The solution is Option C. Institutions that are dropping men's teams are choosing Option A not because of Title IX but because they are being terrible parents (educational leaders). The answer to Title IX is very simple: If revenues don't increase, then everyone must make do with a smaller piece of the budget pie.

Tightening a sport's budget will not cause this sport business to fail. Commercial entities initiate such cost cuts every day to eliminate fat, increase profit margins and satisfy stockholders.

Second, and more important, there can never be an economic justification for discrimination. No one should ever be permitted to say, "I can't comply with the law because I can't afford it."

Using an employment discrimination example, the analogy would be that reducing the salaries of all employees is the preferred method of generating funds in an effort to increase salaries for the group that has historically experienced discrimination. This never happens. Rather, the salaries of the disadvantaged gender or individuals are always raised to the level of the advantaged group. As in the area of salary discrimination, the goal should be to bring the treatment of the group experiencing discrimination up to the level of the group that has received fair treatment, not to bring male athletes in minor sports down to the level of female athletes who simply were not provided with opportunities to play.

Even worse, when an institution eliminates a men's team in the name of Title IX, such action usually results in the development of destructive acrimony. Alumni of the dropped men's sport get upset. Gains for the underrepresented group come grudgingly and at a high cost to the previously advantaged group.

The last alternative should be cutting opportunities for students to participate in an educational activity. Other solutions that should be considered, in order of preference, are:

1. Raising new revenues. Gender equity can be used as an opportunity to raise new funds in much the same way as the need for a new building is used to initiate a capital campaign. But it is essential that there be a positive spin on alumni solicitations for this purpose like adding one or two dollars to the current price of all sport tickets "so our daughters will have an equal chance to play" and other similarly creative revenue solutions.

2. Reducing excess expenditures on the most expensive men's sports and using the savings to expand opportunities and treatment for the underrepresented gender. Such reductions include: provision of hotel rooms the night before home contests, ordering new uniforms less frequently, and reducing the distance traveled for non-conference competition by selecting others as competitive opponents in closer geographic proximity.

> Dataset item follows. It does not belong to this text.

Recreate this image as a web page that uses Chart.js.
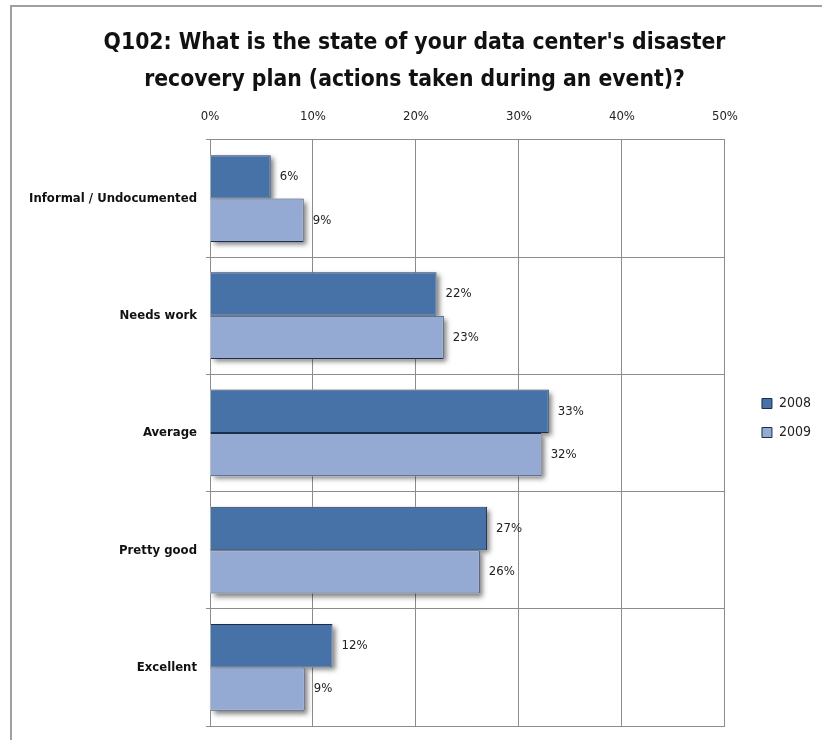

3. Athletic conference cost-saving. The conference can adopt across-the-board mandated cost reductions that will assist all schools in saving funds while ensuring that the competitive playing field remains level (travel squad limits, adding the same sports for the underrepresented gender at the same time in order to ensure competition within a reasonable geographic area, etc.).

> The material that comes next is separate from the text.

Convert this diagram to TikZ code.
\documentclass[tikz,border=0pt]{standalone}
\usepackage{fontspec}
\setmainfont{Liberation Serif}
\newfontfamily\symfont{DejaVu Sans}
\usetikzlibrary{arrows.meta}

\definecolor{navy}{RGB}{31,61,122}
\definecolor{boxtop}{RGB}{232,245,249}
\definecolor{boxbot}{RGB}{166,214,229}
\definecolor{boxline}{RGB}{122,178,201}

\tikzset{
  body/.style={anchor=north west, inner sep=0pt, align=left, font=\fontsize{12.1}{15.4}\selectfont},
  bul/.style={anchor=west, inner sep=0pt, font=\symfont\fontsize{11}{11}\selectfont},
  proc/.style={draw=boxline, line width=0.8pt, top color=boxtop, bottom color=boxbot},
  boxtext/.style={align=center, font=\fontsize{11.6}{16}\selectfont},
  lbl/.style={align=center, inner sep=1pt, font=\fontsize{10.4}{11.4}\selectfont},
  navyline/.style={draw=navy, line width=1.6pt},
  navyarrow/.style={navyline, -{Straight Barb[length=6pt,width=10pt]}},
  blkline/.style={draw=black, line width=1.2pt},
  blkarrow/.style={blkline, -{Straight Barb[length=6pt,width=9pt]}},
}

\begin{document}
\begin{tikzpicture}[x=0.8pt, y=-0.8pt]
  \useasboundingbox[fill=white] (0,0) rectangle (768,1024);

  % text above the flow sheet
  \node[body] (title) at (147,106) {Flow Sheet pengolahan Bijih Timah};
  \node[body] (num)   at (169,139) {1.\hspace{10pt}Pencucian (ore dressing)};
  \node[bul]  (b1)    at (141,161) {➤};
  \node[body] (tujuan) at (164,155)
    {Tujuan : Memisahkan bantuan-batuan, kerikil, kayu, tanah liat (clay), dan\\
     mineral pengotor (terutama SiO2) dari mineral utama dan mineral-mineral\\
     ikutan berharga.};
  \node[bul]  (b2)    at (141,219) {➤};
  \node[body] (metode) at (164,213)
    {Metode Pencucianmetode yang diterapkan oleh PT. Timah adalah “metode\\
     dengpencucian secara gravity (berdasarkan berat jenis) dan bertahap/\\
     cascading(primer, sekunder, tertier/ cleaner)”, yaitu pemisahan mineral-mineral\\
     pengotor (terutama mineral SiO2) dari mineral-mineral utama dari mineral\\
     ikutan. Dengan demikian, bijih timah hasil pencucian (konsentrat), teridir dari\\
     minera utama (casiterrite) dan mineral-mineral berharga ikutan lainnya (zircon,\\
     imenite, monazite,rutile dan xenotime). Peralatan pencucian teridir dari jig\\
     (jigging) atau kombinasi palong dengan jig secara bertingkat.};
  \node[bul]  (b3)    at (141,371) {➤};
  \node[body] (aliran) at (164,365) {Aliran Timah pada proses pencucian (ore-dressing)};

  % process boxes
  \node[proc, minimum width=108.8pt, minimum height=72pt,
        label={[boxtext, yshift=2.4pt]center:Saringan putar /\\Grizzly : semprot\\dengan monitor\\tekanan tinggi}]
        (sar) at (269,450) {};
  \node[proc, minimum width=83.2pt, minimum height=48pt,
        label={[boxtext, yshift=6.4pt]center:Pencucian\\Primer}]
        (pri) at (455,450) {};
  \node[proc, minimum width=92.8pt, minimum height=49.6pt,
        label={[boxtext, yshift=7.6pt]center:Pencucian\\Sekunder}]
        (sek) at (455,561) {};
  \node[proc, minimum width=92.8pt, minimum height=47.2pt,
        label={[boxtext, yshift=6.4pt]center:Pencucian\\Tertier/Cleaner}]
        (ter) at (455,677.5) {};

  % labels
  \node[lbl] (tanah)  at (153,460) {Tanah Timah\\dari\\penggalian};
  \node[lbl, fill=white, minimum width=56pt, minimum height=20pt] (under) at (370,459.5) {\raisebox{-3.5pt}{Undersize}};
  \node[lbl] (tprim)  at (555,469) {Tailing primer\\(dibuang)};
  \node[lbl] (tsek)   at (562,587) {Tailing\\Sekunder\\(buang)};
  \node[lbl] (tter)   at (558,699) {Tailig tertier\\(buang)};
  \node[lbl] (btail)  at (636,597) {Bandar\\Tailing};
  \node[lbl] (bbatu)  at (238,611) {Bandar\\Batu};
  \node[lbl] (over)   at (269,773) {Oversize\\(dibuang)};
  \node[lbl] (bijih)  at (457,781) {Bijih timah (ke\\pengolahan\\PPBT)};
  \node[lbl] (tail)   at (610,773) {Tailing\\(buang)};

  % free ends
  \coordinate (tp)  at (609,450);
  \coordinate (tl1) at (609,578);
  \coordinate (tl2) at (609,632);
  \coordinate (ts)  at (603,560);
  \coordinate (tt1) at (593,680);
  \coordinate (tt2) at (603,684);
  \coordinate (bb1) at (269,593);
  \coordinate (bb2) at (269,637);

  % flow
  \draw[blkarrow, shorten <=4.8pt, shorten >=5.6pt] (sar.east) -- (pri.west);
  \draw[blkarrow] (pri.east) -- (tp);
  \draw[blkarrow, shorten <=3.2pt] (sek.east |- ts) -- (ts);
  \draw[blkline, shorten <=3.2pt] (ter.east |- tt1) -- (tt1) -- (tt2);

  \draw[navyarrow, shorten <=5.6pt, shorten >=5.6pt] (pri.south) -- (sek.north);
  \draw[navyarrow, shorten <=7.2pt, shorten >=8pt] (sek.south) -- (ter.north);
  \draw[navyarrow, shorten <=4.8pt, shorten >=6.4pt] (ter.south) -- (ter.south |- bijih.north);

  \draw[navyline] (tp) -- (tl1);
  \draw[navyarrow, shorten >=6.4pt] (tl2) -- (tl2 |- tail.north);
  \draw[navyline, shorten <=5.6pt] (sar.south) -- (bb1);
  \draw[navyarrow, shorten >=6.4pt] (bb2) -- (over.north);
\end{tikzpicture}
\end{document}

4. Internal across-the-board budget reductions. All sports can be asked to cut their budgets by a fixed percentage, thereby allowing each sport to choose the way it might least be affected.

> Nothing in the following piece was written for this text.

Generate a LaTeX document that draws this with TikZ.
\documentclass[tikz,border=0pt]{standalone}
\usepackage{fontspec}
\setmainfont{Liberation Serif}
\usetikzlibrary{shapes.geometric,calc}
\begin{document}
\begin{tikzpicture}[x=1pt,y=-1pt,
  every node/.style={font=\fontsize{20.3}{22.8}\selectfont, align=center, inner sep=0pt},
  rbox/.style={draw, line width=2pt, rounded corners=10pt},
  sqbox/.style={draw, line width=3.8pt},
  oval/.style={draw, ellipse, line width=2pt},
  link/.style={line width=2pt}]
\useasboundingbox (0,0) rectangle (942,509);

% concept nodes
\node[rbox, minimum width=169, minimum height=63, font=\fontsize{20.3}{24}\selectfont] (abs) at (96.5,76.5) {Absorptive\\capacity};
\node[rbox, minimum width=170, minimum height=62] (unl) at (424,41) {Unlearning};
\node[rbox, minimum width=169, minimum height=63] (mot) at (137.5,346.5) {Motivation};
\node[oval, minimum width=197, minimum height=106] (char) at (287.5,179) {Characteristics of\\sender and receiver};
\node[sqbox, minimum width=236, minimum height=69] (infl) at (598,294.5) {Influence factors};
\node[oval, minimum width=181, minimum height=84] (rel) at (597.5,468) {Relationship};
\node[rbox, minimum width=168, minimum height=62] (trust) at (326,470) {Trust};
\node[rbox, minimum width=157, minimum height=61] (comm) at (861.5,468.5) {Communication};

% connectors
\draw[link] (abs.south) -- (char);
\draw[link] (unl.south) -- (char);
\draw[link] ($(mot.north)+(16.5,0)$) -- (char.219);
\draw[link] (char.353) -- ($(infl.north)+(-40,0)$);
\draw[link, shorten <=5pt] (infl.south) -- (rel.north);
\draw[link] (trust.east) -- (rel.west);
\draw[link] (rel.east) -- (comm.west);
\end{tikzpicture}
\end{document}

5. Moving to a lower competitive division. At the college level, Division I programs can move to Division I-AA or Division II competition, thereby reducing scholarship and other expenses.

6. Using tuition waiver savings to fund gender equity. States can initiate legislation that provides for waiver of higher education tuition for athletic scholarships to members of the underrepresented gender, similar to the law adopted by the state of Washington. This legislation mandates the use of these scholarship savings to expand opportunities for the underrepresented gender. Such initiatives recognize that correcting gender inequities is an institutional obligation, not just an athletic department issue.

Unfortunately, at most institutions, it is easier for a college president to cut wrestling or men's gymnastics than to deal with the politics of reducing the football or men's basketball budgets. Simply put, educational leaders need more guts to step up and do the right thing.

Donna Lopiano is executive director of the Women's Sports Foundation.